Honeybee

July 25, 2023

One of the postings on my neighborhood app today was a repost about how to attract bees and keep them.  The original post came from an Oregon woman whose neighbor kept beehives.  With all the hot weather they had been having she decided the bees needed a way to stay cool and hydrated.  After reading about watering bees my own neighbor had purchased a set of bee watering stations and they were actively attracting bees.  The back and forth banter provided other suggestions for your bee watering station.  Some suggested ice with just a little water so the melting ice would keep the station filled all day.  Others suggested DIY bee stations rather than opting for the store bought plastic models (less than US$10).  The key seemed to be keeping water in the station and providing the bees a place to land where they could drink without drowning.  Everyone who responded thought it was a “cool” idea.

When I went online, I found the western honeybee or European honeybee (Apis mellifera) is the most common of the 7 to 12 species of honeybees worldwide.  The genus name Apis is Latin for “bee”, and mellifera is Latin for “honey carrying”, referring to the species’ production of honey.  Like all honeybee species, the western honeybee is eusocial, creating colonies with a single fertile female (queen), many non-reproductive females (workers), and a small proportion of fertile males (drones).  Each colony can house tens of thousands of bees.  Colony activities are organized by complex communication between individuals, using both pheromones and the dance language.  The western honeybee was one of the first domesticated insects, and it is the primary species maintained by beekeepers to this day.  The western honeybee has been introduced to every continent except Antarctica, but there are indications the species is rare or extinct in the wild in Europe, and in 2014 the western honeybee was assessed as “Data Deficient” on the IUCN Red List.  The western honeybee is threatened by pests and diseases, especially the mites and colony collapse disorder.

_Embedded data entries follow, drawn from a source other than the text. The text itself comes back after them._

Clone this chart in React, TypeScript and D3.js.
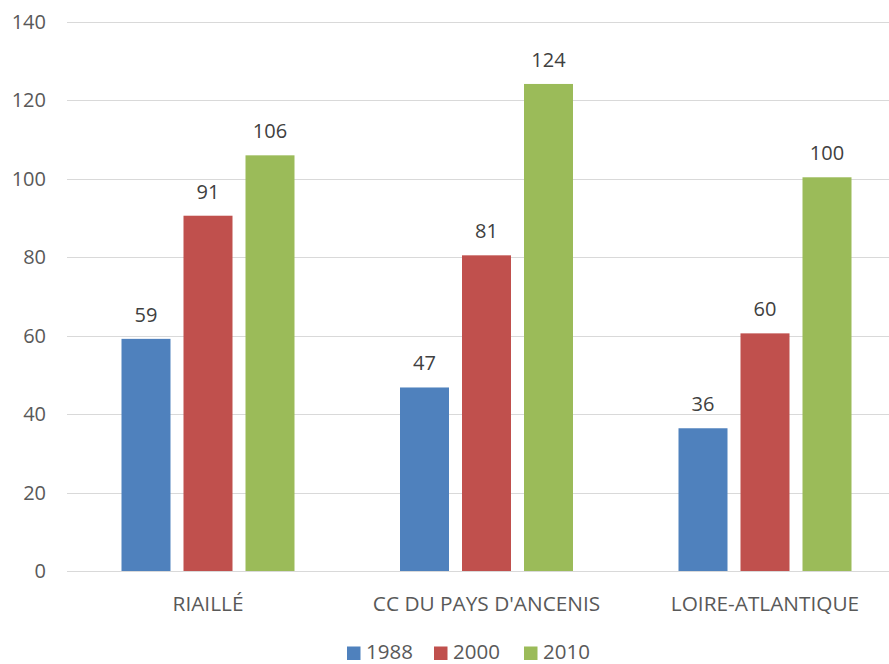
import React from "react";
import * as d3 from "d3";

const categories = ["RIAILLÉ", "CC DU PAYS D'ANCENIS", "LOIRE-ATLANTIQUE"];
const seriesNames = ["1988", "2000", "2010"];
const values1988 = [59.2, 46.8, 36.4];
const values2000 = [90.6, 80.5, 60.6];
const values2010 = [106.0, 124.2, 100.4];
const labels1988 = ["59", "47", "36"];
const labels2000 = ["91", "81", "60"];
const labels2010 = ["106", "124", "100"];
const yTicks = [0, 20, 40, 60, 80, 100, 120, 140];
const colors = ["#4F81BD", "#C0504D", "#9BBB59"];

const seriesValues = [values1988, values2000, values2010];
const seriesLabels = [labels1988, labels2000, labels2010];

const W = 889;
const H = 664;
const FONT = "'Open Sans', sans-serif";
const TEXT = "#595959";

export default function App() {
  const y = d3.scaleLinear().domain([0, 140]).range([571, 22]);
  const x0 = d3.scaleBand<string>().domain(categories).range([68.75, 904.25]).paddingInner(0).paddingOuter(0);
  const groupW = 173;
  const x1 = d3
    .scaleBand<string>()
    .domain(seriesNames)
    .range([0, groupW])
    .paddingInner(13 / 62)
    .paddingOuter(0);

  const gridLeft = 67;
  const legendX = [347, 434, 524];

  return (
    <svg width={W} height={H} style={{ position: "absolute", left: 0, top: 0, background: "#fff" }}>
      <rect x={0} y={0} width={W} height={H} fill="#fff" />
      {yTicks.map((t) => (
        <g key={t}>
          <line x1={gridLeft} x2={W} y1={Math.round(y(t)) + 0.5} y2={Math.round(y(t)) + 0.5} stroke="#D9D9D9" strokeWidth={1} />
          <text x={46} y={y(t) + 7} textAnchor="end" fontFamily={FONT} fontSize={20} fill={TEXT}>
            {t}
          </text>
        </g>
      ))}
      {categories.map((c, ci) => {
        const cx = (x0(c) as number) + x0.bandwidth() / 2;
        const gx = cx - groupW / 2;
        return (
          <g key={c}>
            {seriesNames.map((s, si) => {
              const v = seriesValues[si][ci];
              const bx = gx + (x1(s) as number);
              const bw = x1.bandwidth();
              return (
                <g key={s}>
                  <rect x={bx} y={y(v)} width={bw} height={y(0) - y(v)} fill={colors[si]} />
                  <text
                    x={bx + bw / 2}
                    y={y(v) - 17}
                    textAnchor="middle"
                    fontFamily={FONT}
                    fontSize={20}
                    fill="#404040"
                  >
                    {seriesLabels[si][ci]}
                  </text>
                </g>
              );
            })}
            <text x={cx} y={611} textAnchor="middle" fontFamily={FONT} fontSize={20.8} fill={TEXT}>
              {c}
            </text>
          </g>
        );
      })}
      {seriesNames.map((s, si) => (
        <g key={s}>
          <rect x={legendX[si]} y={646.5} width={13.5} height={13.5} fill={colors[si]} />
          <text x={legendX[si] + 19} y={659} fontFamily={FONT} fontSize={20.5} fill={TEXT}>
            {s}
          </text>
        </g>
      ))}
    </svg>
  );
}
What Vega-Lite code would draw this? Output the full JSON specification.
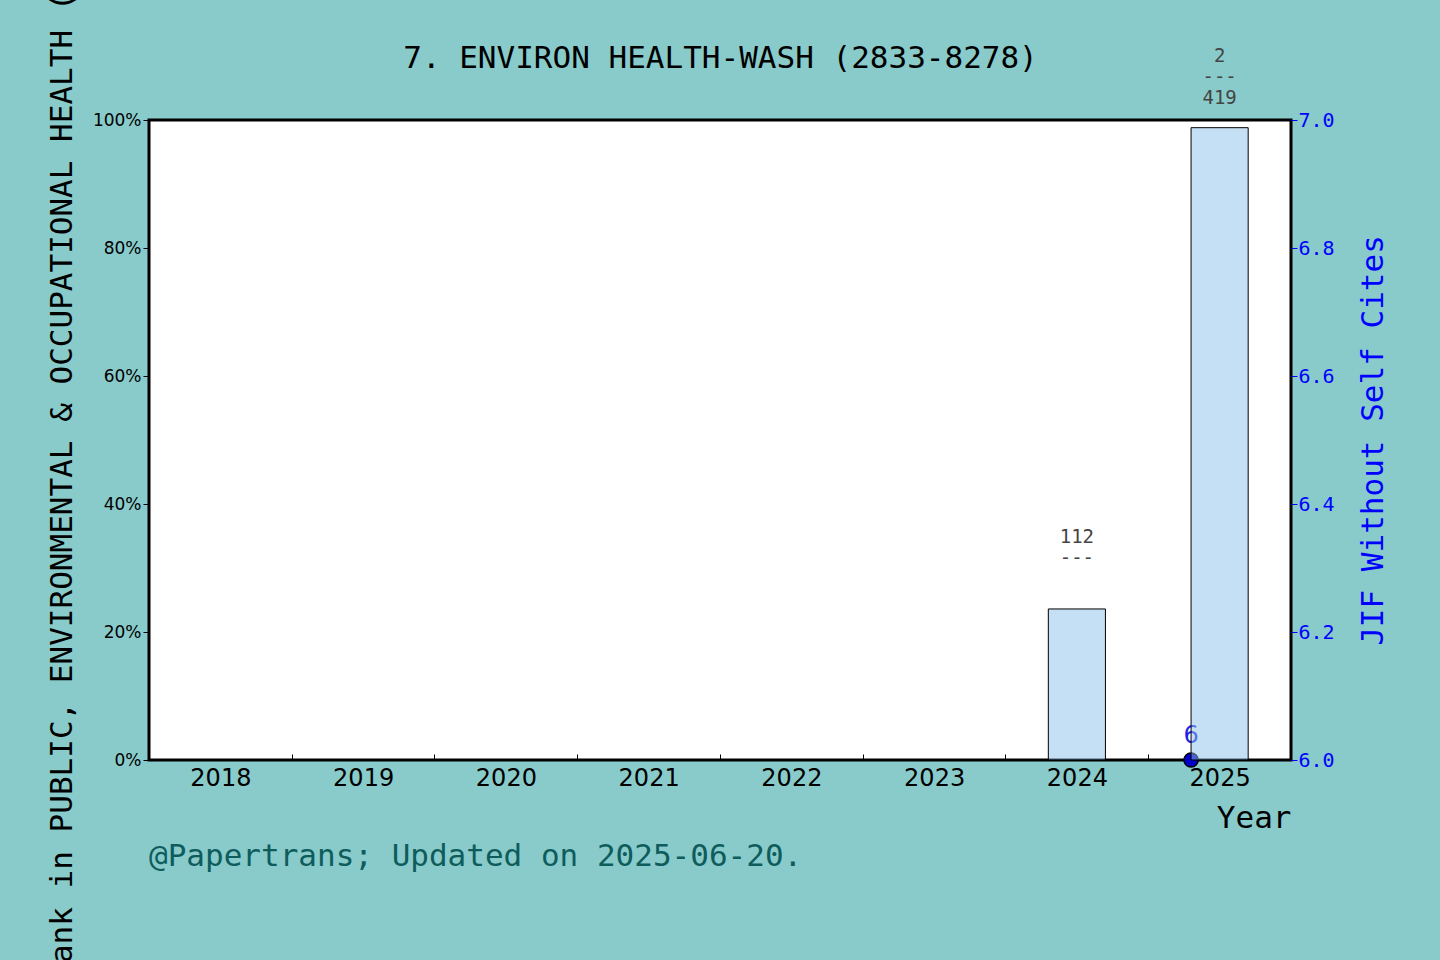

Colony collapse disorder (CCD) is an abnormal phenomenon that occurs when most worker bees in a honeybee colony disappear, leaving behind a queen, plenty of food, and a few nurse bees to care for the remaining immature bees.  These disappearances have occurred sporadically throughout the history of apiculture, and have been known by various names (i.e., disappearing disease, spring dwindle, May disease, autumn collapse, and fall dwindle disease).  The syndrome was renamed colony collapse disorder in early 2007 in conjunction with a drastic rise in reports of disappearances of western honeybee colonies in North America.  Beekeepers in most European countries had observed a similar phenomenon since 1998, especially in Southern and Western Europe, and Northern Ireland.  There is no widespread acceptance among the scientific community for the hive collapse.  Suggested causes include pesticides, infections transmitted by Varroa (V. destructor) and Acarapis (A. woodi) mites, malnutrition, genetic factors, immunodeficiencies, loss of habitat, and changing beekeeping practices.  The only agreement is that the collapse is likely caused by a combination of factors.

Thoughts:  Many of the world’s agricultural crops depend on pollination by western honeybees.  In 2005 the UN’s Food and Agriculture Organization estimated the total value of global crops pollinated by honeybees was nearly US$200 billion.  Shortages of bees in the US have increased the cost to farmers to rent them for pollination services by up to 20%.  The US managed hive industry has been shrinking at a steady pace since 1961, predating the current CCD by several decades.  Doing whatever humans can to maintain the honeybee population is in humanities best interest.  Act for all.  Change is coming and it starts with you.